A ride to remember
By Susan Manzke
You’d think that spring weather would make Bob happy. Oh he is relieved winter is over, but spring brings other problems. Ever since the snow melted and revealed all the stones thrown up on the grass by the snowplow my husband has been fussing about the rocky mess. As early as possible, he started raking, only to earn himself blisters on both his hands.
Since the stones are on the lawn and up and down the length of the ditch Bob mows, he started thinking about a mechanical solution to the problem. Last week, Bob decided to call on an ad in the paper for a used hydraulic rotary broom. With this machine he could battle the stone problem without working his hands raw.

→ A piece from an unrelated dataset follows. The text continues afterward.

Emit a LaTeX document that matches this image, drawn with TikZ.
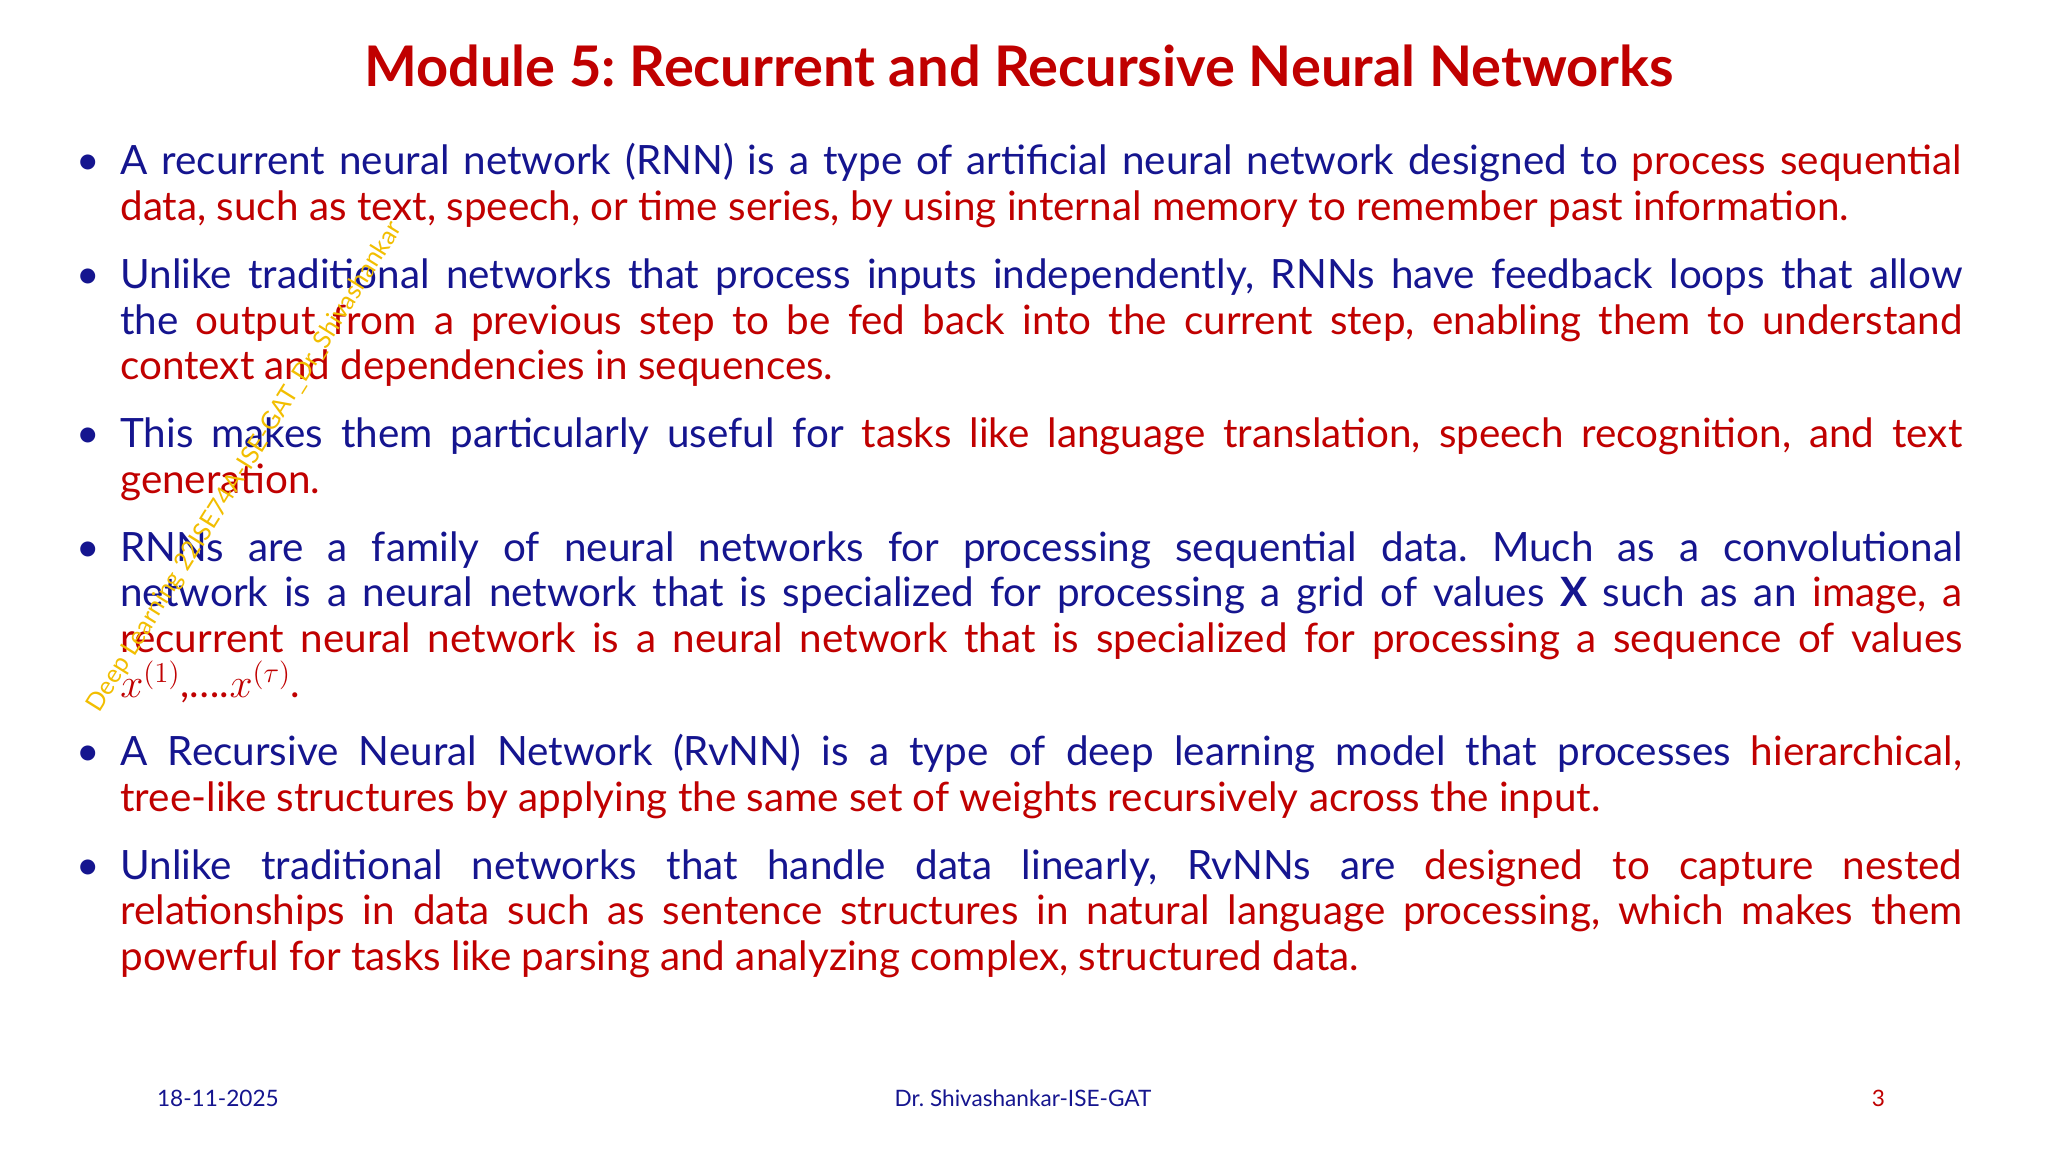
\documentclass[tikz,border=0pt]{standalone}
\usepackage{fontspec}
\setmainfont{Lato}
\usepackage{enumitem}
\definecolor{bl}{HTML}{15158F}
\definecolor{rd}{HTML}{C00000}
\definecolor{wm}{HTML}{F2BE00}
\newcommand{\R}[1]{\textcolor{rd}{#1}}
\frenchspacing
\begin{document}
\begin{tikzpicture}[x=0.5pt,y=-0.5pt]
\useasboundingbox[fill=white] (0,0) rectangle (2048,1152);
\node[font=\fontsize{28}{32}\selectfont\bfseries, text=rd, anchor=base] (title) at (1019,86) {Module 5: Recurrent and Recursive Neural Networks};
\node[anchor=north west, inner sep=0pt, text width=981pt, align=justify, text=bl, font=\fontsize{20.2}{22.75}\selectfont] (body) at (0,129) {%
\begin{itemize}[leftmargin=60pt,labelsep=10pt,label=\textbullet,itemsep=11.3pt,parsep=0pt,topsep=0pt,partopsep=0pt]
\item A recurrent neural network (RNN) is a type of artificial neural network designed to \R{process sequential\linebreak data, such as text, speech, or time series, by using internal memory to remember past information.}
\item Unlike traditional networks that process inputs independently, RNNs have feedback loops that allow\linebreak the \R{output from a previous step to be fed back into the current step, enabling them to understand\linebreak context and dependencies in sequences.}
\item This makes them particularly useful for \R{tasks like language translation, speech recognition, and text\linebreak generation.}
\item RNNs are a family of neural networks for processing sequential data. Much as a convolutional\linebreak network is a neural network that is specialized for processing a grid of values \textbf{X} such as an \R{image, a\linebreak recurrent neural network is a neural network that is specialized for processing a sequence of values\linebreak $x^{(1)}$,\dots.$x^{(\tau)}$.}
\item A Recursive Neural Network (RvNN) is a type of deep learning model that processes \R{hierarchical,\linebreak tree-like structures by applying the same set of weights recursively across the input.}
\item Unlike traditional networks that handle data linearly, RvNNs are \R{designed to capture nested\linebreak relationships in data such as sentence structures in natural language processing, which makes them\linebreak powerful for tasks like parsing and analyzing complex, structured data.}
\end{itemize}};
\node[rotate=58, text=wm, font=\fontsize{12.5}{14}\selectfont] (wmark) at (245,467) {Deep Learning 22ISE74A-ISE-GAT\_Dr\_Shivashankar};
\node[anchor=base west, font=\fontsize{11.3}{13}\selectfont, text=bl] (date) at (150,1106) {18-11-2025};
\node[anchor=base, font=\fontsize{11.3}{13}\selectfont, text=bl] (auth) at (1023,1106) {Dr. Shivashankar-ISE-GAT};
\node[anchor=base east, font=\fontsize{11.3}{13}\selectfont, text=rd] (pg) at (1892,1106) {3};
\end{tikzpicture}
\end{document}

Of course Bob hadn’t called immediately when he saw the ad. He put it off and now he was sure it had been sold, but happily, the broom was still available. Since it was a nice day, I decided to join Bob for the drive down to West Bend to check it out.
As we rolled south in Bob’s truck, we observed geese and ducks flying in the sunny sky and turkeys strutting across fields. We left home at three thirty, figuring to return about dark.

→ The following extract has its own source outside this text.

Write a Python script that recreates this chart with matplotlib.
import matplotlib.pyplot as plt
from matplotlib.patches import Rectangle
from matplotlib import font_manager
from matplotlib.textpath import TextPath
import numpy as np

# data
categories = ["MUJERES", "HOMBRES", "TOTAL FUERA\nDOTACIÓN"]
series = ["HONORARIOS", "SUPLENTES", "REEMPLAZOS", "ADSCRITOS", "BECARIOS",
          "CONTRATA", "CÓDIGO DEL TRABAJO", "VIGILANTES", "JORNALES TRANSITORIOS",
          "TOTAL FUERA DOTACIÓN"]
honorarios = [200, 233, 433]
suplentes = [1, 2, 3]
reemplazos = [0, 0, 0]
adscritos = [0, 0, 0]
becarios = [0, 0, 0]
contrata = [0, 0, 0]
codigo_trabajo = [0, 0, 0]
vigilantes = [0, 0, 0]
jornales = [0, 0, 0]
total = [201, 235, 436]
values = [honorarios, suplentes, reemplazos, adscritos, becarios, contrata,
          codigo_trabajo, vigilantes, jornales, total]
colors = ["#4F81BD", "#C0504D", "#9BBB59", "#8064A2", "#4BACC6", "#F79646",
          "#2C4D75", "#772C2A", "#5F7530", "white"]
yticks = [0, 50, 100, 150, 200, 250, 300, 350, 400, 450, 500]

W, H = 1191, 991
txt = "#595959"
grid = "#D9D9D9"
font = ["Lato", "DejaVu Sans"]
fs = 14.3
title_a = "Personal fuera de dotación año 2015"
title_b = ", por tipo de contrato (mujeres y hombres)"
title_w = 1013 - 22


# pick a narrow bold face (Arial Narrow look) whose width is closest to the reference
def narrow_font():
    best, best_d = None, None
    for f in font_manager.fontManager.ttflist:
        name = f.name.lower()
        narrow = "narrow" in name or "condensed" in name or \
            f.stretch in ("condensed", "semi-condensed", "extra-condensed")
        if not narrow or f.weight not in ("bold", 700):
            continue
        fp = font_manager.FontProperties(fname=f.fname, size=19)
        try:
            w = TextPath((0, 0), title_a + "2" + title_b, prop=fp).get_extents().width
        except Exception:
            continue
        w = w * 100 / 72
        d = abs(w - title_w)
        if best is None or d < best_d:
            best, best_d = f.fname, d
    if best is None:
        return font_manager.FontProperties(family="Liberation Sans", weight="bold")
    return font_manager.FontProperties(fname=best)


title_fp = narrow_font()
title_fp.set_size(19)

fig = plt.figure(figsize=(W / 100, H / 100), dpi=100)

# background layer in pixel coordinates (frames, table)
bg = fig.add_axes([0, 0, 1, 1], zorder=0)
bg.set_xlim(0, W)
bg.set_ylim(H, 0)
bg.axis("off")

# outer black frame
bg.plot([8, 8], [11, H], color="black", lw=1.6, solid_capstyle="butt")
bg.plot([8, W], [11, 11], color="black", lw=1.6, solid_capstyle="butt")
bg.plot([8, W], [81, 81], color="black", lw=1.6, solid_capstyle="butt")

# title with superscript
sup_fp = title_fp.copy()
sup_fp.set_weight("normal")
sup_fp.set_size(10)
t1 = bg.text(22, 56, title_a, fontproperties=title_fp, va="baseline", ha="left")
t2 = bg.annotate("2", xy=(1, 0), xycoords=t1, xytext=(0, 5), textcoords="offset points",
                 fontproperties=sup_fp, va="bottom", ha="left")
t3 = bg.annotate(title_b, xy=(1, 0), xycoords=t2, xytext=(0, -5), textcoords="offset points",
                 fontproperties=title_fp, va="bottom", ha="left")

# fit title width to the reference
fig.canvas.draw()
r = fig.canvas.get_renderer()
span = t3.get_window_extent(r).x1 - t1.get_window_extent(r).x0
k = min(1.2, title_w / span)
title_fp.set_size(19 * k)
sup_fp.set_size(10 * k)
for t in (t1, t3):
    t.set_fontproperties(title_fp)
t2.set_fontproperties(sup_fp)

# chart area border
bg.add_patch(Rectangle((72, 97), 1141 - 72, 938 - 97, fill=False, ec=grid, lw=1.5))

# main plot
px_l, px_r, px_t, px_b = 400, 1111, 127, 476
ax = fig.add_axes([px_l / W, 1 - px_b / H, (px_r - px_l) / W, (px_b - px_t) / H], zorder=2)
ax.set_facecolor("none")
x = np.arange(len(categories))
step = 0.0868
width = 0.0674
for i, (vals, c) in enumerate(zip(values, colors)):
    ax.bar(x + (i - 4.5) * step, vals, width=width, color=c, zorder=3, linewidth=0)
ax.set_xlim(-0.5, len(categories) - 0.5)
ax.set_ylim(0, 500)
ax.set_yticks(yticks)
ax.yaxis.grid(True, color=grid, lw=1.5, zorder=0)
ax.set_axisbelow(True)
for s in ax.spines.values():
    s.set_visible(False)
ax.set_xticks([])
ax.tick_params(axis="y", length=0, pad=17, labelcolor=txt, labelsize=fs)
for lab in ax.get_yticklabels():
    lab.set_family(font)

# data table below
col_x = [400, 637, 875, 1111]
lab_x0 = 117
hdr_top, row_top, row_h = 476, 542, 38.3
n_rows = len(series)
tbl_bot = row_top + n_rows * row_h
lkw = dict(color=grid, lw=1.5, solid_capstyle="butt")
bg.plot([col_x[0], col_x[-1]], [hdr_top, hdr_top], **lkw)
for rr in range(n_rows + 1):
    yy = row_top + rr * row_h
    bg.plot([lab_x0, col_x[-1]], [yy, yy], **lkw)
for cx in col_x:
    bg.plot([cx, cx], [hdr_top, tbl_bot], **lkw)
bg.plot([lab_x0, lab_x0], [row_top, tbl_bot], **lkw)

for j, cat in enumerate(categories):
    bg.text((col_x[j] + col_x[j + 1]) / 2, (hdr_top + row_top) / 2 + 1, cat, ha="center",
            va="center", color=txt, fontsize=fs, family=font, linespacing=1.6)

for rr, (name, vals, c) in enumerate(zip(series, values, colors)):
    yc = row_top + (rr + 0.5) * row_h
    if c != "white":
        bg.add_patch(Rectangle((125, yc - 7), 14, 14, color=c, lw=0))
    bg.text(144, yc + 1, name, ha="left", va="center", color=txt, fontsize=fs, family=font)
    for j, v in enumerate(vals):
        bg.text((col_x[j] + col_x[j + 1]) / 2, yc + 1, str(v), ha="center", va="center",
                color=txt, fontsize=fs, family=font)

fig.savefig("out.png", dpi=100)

Traffic on Highway 41 moved right along, which was nice. As we neared our exit, I phoned the seller, Rich, to tell him that we would arrive in about fifteen minutes. Bob guided our truck onto the exit ramp. Suddenly foul words came out of his mouth. “The brakes went out!” he said as he downshifted and stomped on the resistant pedal.

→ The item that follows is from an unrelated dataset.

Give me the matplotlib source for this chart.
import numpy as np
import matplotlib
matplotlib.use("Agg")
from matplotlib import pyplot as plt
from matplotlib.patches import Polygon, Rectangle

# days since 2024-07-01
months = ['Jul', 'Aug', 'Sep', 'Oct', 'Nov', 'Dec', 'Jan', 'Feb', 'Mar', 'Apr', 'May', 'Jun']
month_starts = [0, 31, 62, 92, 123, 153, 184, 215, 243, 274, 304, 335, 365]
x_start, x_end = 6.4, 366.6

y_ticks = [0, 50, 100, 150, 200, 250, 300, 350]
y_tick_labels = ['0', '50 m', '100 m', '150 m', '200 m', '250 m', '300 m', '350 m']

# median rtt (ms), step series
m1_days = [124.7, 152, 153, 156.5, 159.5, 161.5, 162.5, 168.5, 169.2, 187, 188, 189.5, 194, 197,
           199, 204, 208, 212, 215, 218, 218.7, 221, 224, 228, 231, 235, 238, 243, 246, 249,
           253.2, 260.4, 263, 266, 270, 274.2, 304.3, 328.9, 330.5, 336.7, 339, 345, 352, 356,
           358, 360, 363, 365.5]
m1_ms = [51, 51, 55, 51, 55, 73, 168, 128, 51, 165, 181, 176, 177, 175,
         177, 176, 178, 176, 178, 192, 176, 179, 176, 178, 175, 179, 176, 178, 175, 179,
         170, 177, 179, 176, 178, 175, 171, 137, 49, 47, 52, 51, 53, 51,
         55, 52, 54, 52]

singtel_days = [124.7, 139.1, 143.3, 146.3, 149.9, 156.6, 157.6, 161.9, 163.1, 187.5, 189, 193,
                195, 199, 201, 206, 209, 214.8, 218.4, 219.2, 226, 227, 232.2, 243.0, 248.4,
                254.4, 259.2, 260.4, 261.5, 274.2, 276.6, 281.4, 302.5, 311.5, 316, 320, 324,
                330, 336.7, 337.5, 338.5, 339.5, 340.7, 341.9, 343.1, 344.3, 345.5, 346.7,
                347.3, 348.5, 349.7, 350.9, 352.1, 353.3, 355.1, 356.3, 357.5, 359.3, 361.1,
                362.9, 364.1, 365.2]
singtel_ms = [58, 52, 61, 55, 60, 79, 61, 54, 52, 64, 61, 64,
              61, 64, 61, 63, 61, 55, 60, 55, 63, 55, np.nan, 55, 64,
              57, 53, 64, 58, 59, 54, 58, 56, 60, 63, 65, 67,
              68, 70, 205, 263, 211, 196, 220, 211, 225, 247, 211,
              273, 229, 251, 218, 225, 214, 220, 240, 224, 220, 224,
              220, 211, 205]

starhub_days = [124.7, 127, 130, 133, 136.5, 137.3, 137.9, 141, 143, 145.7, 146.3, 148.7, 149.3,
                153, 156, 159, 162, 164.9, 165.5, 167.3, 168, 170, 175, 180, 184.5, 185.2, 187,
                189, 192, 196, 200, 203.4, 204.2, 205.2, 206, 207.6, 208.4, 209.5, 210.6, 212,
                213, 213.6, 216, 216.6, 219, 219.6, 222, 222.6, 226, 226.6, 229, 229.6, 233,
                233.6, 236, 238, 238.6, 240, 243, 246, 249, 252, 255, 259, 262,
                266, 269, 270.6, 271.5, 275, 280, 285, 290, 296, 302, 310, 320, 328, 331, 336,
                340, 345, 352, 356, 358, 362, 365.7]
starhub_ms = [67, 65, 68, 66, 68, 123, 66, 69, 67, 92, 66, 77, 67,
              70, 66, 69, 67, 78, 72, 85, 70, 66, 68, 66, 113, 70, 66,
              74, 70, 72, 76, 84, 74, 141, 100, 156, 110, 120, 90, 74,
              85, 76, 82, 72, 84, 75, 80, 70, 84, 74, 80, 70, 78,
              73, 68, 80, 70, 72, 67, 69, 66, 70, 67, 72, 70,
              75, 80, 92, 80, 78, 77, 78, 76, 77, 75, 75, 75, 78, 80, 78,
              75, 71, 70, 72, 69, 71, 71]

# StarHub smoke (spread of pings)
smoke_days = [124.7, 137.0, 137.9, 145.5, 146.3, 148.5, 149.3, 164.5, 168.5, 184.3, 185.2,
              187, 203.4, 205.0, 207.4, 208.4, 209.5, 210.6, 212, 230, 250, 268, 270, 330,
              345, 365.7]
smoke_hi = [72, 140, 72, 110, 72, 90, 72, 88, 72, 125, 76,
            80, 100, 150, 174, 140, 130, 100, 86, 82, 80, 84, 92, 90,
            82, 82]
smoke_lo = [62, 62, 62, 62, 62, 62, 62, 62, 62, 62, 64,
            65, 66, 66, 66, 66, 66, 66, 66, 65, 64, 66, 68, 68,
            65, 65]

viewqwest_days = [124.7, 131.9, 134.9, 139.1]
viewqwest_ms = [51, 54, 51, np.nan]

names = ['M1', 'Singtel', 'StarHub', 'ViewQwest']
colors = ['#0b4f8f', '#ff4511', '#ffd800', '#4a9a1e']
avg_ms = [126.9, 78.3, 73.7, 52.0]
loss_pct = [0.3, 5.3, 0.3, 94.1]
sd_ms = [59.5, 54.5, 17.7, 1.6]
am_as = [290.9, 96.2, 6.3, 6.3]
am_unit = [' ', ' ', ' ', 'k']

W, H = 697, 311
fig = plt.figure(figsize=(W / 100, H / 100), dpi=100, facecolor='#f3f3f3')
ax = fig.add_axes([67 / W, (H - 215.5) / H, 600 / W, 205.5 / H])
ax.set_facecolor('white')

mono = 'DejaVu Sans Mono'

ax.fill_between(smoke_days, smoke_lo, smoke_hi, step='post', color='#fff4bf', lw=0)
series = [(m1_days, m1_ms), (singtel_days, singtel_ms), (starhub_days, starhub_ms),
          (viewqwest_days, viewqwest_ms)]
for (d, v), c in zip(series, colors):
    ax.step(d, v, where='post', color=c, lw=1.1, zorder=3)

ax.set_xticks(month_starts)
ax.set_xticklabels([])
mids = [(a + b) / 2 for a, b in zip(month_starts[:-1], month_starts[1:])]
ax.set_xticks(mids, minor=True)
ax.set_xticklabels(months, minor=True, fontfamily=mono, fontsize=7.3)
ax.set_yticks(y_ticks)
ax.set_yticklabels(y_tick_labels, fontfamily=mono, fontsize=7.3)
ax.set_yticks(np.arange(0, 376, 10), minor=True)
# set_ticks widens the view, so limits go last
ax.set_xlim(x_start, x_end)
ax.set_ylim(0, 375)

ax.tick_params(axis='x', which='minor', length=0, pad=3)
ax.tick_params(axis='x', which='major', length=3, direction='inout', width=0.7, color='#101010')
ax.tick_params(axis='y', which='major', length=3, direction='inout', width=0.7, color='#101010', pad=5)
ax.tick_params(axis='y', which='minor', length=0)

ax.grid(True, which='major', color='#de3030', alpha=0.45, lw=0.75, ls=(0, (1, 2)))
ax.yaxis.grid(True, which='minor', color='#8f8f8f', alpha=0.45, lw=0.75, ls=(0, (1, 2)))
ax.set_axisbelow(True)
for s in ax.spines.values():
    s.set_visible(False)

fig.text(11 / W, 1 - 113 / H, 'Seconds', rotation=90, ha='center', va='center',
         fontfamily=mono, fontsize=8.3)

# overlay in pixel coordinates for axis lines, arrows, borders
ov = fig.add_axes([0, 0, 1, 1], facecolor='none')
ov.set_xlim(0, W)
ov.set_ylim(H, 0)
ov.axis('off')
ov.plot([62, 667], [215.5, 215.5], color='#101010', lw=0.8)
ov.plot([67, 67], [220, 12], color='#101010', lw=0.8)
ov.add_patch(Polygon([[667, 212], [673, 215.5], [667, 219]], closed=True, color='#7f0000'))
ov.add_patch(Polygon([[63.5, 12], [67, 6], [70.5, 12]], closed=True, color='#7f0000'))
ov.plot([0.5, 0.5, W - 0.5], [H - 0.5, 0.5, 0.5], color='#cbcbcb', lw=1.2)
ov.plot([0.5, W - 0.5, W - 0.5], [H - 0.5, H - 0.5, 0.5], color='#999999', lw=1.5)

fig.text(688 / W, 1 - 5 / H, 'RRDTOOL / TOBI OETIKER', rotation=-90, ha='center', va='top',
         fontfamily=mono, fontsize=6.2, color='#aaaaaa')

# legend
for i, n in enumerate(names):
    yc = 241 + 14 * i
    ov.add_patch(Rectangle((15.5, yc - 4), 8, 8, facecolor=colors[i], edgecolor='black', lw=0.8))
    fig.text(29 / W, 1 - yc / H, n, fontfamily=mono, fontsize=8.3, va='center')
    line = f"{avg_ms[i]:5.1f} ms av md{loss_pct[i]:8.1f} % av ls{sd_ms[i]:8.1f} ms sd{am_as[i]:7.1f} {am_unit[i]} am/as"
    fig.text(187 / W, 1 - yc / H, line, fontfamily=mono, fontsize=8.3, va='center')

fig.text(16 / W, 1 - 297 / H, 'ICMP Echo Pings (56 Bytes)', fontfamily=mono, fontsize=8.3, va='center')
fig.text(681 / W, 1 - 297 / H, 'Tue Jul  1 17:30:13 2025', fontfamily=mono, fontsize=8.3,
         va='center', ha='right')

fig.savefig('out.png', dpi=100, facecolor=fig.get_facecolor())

I gulped and hung on as we headed toward a stopped vehicle ahead of us. Luckily, the car turned onto the crossroad and Bob managed to get the truck slowed enough to make the same turn.
It was five o’clock in the evening and we were heading into West Bend’s rush hour, but Bob continued to drive.
“Shouldn’t we stop and check the brake fluid?” I asked.
“It’s not the fluid,” grumbled Bob. “If it was the fluid, my foot would be on the floor. I have some brake, but it’s real tough to push.” He downshifted again as we neared a stoplight.
I was not happy about the situation. Actually, I wanted to get out of the truck and walk, but I was trapped.
Rich’s directions took us only a short way into the busy city before we turned and headed south. It seemed like we had to dive a long way to our destination, but in fact it was just outside the city limits.
Bob emitted a few addition curse words as he attempted to turn into Rich’s driveway. “The power steering’s out, too,” he said as he muscled the steering wheel around.
When we rolled to a stop, I wanted to get out and kiss the ground, but didn’t. There was too much to do.
Rich was sitting in his car waiting for us when we arrived. “You got something hanging down under your truck,” he told Bob.
Bob explained our troubles as he got out and opened the hood. There we all saw the problem. All the belts had broken.
“It looks like the air-conditioner belt broke and when it flew off it took out all the other belts,” said Bob. “Darn thing is that air-conditioner never did work.”
Rich took out his cell phone and called an auto parts store. “They close in twenty minutes,” he said when he finished his call. “We can take my car.”
He and Bob grabbed the remnants of the belts and took off for the store. I stayed behind, still trying to calm my thumping heart. As I waited, I pulled down the tailgate, sat and tried to relax.
By the time they returned, I felt better. Of course, Bob and Rich were ready to go to work replacing the belts.
My husband only had a few tools with him in the truck: a crescent wrench and a pair of pliers. No matter that we weren’t prepared for this repair, Rich was. He unlocked his shop and brought out an assortment of wrenches. If this had happened anywhere else, I would have had to climb up into the big truck engine and helped Bob. For this repair Bob had the benefit of Rich’s help.
“I guess we couldn’t have picked a better place to break down,” said Bob. “The weather’s good and we got to the parts store before they closed. Things seem to be going my way.” (At least that was his point of view.)
It took an hour to fix the truck and another half-hour to load the rotary broom but we didn’t take off immediately. We continued talking to Rich for another half-hour or so.
Luckily, the ride home was uneventful, yet every time Bob went to brake, he first downshifted, then cautiously applied his foot to the pedal. All I could do at this time was hang on and pray.